Write the entries below out again exactly; any picture in them stays out.

Plotting code records
━━━━━━━━━━━━━━━━━━━━

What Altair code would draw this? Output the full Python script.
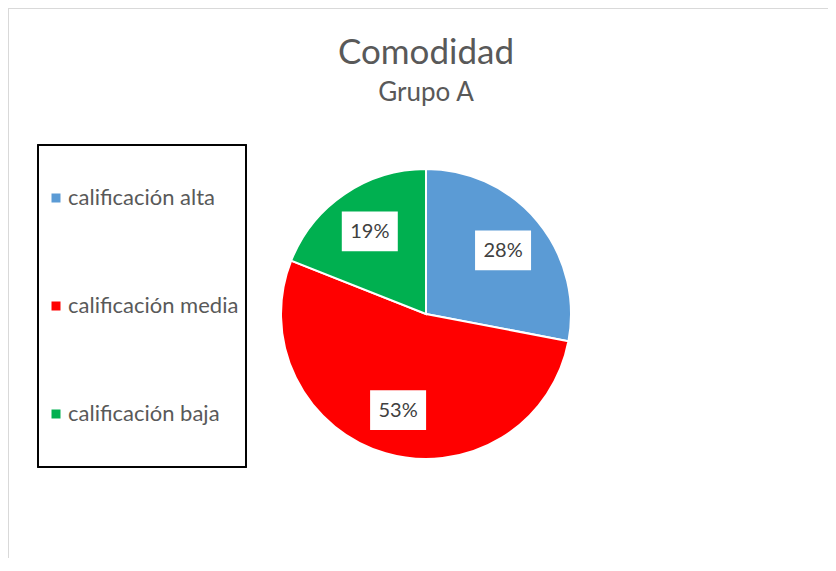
import altair as alt
import pandas as pd

categories = ["calificación alta", "calificación media", "calificación baja"]
values = [28, 53, 19]
labels = ["28%", "53%", "19%"]
colors = ["#5B9BD5", "#FF0000", "#00B050"]
order = [0, 1, 2]

df = pd.DataFrame({"cat": categories, "value": values, "label": labels, "order": order})

FONT = "Lato"
W, H = 820, 550
CX, CY = 418, 306
R = 145
RL = 100

base = alt.Chart(df)

color = alt.Color(
    "cat:N",
    scale=alt.Scale(domain=categories, range=colors),
    sort=categories,
    legend=alt.Legend(
        orient="none", legendX=37, legendY=179, title=None,
        symbolType="square", symbolSize=81, symbolStrokeWidth=0,
        labelFontSize=22, labelFont=FONT, labelColor="#595959",
        rowPadding=86, labelOffset=1, labelLimit=300, padding=0,
    ),
)

pie = base.mark_arc(outerRadius=R, stroke="white", strokeWidth=2).encode(
    theta=alt.Theta("value:Q", stack=True),
    color=color,
    order=alt.Order("order:Q"),
    x=alt.value(CX),
    y=alt.value(CY),
)

pos = base.transform_joinaggregate(total="sum(value)").transform_window(
    cum="sum(value)", sort=[alt.SortField("order")]
).transform_calculate(
    ang="2*PI*(datum.cum - datum.value/2)/datum.total",
    px=f"{CX} + {RL}*sin(datum.ang)",
    py=f"{CY} - {RL}*cos(datum.ang)",
)

boxes = pos.mark_point(
    shape="M-1,-0.71L1,-0.71L1,0.71L-1,0.71Z", size=3136,
    filled=True, color="white", opacity=1,
).encode(x=alt.X("px:Q", scale=None), y=alt.Y("py:Q", scale=None))

texts = pos.mark_text(fontSize=20, font=FONT, color="#404040", dy=1).encode(
    x=alt.X("px:Q", scale=None), y=alt.Y("py:Q", scale=None), text="label:N"
)

legend_box = base.mark_rect(fill=None, stroke="black", strokeWidth=1.5).encode(
    x=alt.value(30), x2=alt.value(238), y=alt.value(137), y2=alt.value(459)
)

frame_top = base.mark_rule(color="#d9d9d9", strokeWidth=2).encode(
    x=alt.value(0), x2=alt.value(W), y=alt.value(0)
)
frame_left = base.mark_rule(color="#d9d9d9", strokeWidth=2).encode(
    x=alt.value(0), y=alt.value(0), y2=alt.value(H + 10)
)

chart = alt.layer(frame_top, frame_left, legend_box, pie, boxes, texts).properties(
    width=W, height=H,
    autosize=alt.AutoSizeParams(type="none"),
    padding=0,
    title=alt.TitleParams(
        "Comodidad", subtitle="Grupo A",
        fontSize=35, subtitleFontSize=26, font=FONT, subtitleFont=FONT,
        fontWeight="normal", color="#595959", subtitleColor="#595959",
        anchor="middle", frame="group", offset=-99, dx=8, subtitlePadding=9,
    ),
).configure_view(stroke=None)

chart.save("out.html", embed_options={"renderer": "svg", "actions": False})
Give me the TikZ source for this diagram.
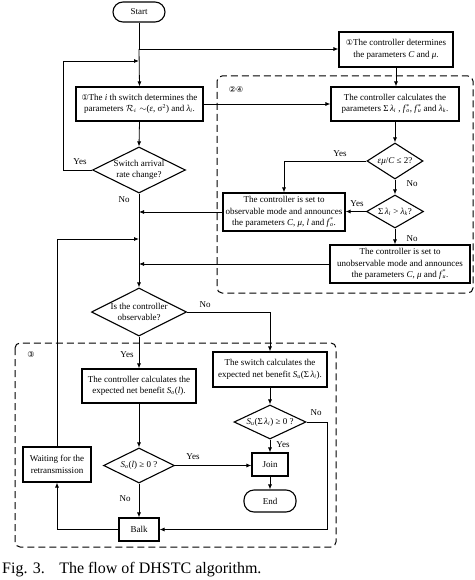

━━━━━━━━━━━━━━━━━━━━

• [OUTPUT OF THE EXERCISE]:
What Altair code would draw this? Output the full Python script.
import altair as alt
import pandas as pd

categories = ["calificación alta", "calificación media", "calificación baja"]
values = [28, 53, 19]
labels = ["28%", "53%", "19%"]
colors = ["#5B9BD5", "#FF0000", "#00B050"]
order = [0, 1, 2]

df = pd.DataFrame({"cat": categories, "value": values, "label": labels, "order": order})

FONT = "Lato"
W, H = 820, 550
CX, CY = 418, 306
R = 145
RL = 100

base = alt.Chart(df)

color = alt.Color(
    "cat:N",
    scale=alt.Scale(domain=categories, range=colors),
    sort=categories,
    legend=alt.Legend(
        orient="none", legendX=37, legendY=179, title=None,
        symbolType="square", symbolSize=81, symbolStrokeWidth=0,
        labelFontSize=22, labelFont=FONT, labelColor="#595959",
        rowPadding=86, labelOffset=1, labelLimit=300, padding=0,
    ),
)

pie = base.mark_arc(outerRadius=R, stroke="white", strokeWidth=2).encode(
    theta=alt.Theta("value:Q", stack=True),
    color=color,
    order=alt.Order("order:Q"),
    x=alt.value(CX),
    y=alt.value(CY),
)

pos = base.transform_joinaggregate(total="sum(value)").transform_window(
    cum="sum(value)", sort=[alt.SortField("order")]
).transform_calculate(
    ang="2*PI*(datum.cum - datum.value/2)/datum.total",
    px=f"{CX} + {RL}*sin(datum.ang)",
    py=f"{CY} - {RL}*cos(datum.ang)",
)

boxes = pos.mark_point(
    shape="M-1,-0.71L1,-0.71L1,0.71L-1,0.71Z", size=3136,
    filled=True, color="white", opacity=1,
).encode(x=alt.X("px:Q", scale=None), y=alt.Y("py:Q", scale=None))

texts = pos.mark_text(fontSize=20, font=FONT, color="#404040", dy=1).encode(
    x=alt.X("px:Q", scale=None), y=alt.Y("py:Q", scale=None), text="label:N"
)

legend_box = base.mark_rect(fill=None, stroke="black", strokeWidth=1.5).encode(
    x=alt.value(30), x2=alt.value(238), y=alt.value(137), y2=alt.value(459)
)

frame_top = base.mark_rule(color="#d9d9d9", strokeWidth=2).encode(
    x=alt.value(0), x2=alt.value(W), y=alt.value(0)
)
frame_left = base.mark_rule(color="#d9d9d9", strokeWidth=2).encode(
    x=alt.value(0), y=alt.value(0), y2=alt.value(H + 10)
)

chart = alt.layer(frame_top, frame_left, legend_box, pie, boxes, texts).properties(
    width=W, height=H,
    autosize=alt.AutoSizeParams(type="none"),
    padding=0,
    title=alt.TitleParams(
        "Comodidad", subtitle="Grupo A",
        fontSize=35, subtitleFontSize=26, font=FONT, subtitleFont=FONT,
        fontWeight="normal", color="#595959", subtitleColor="#595959",
        anchor="middle", frame="group", offset=-99, dx=8, subtitlePadding=9,
    ),
).configure_view(stroke=None)

chart.save("out.html", embed_options={"renderer": "svg", "actions": False})
Give me the TikZ source for this diagram.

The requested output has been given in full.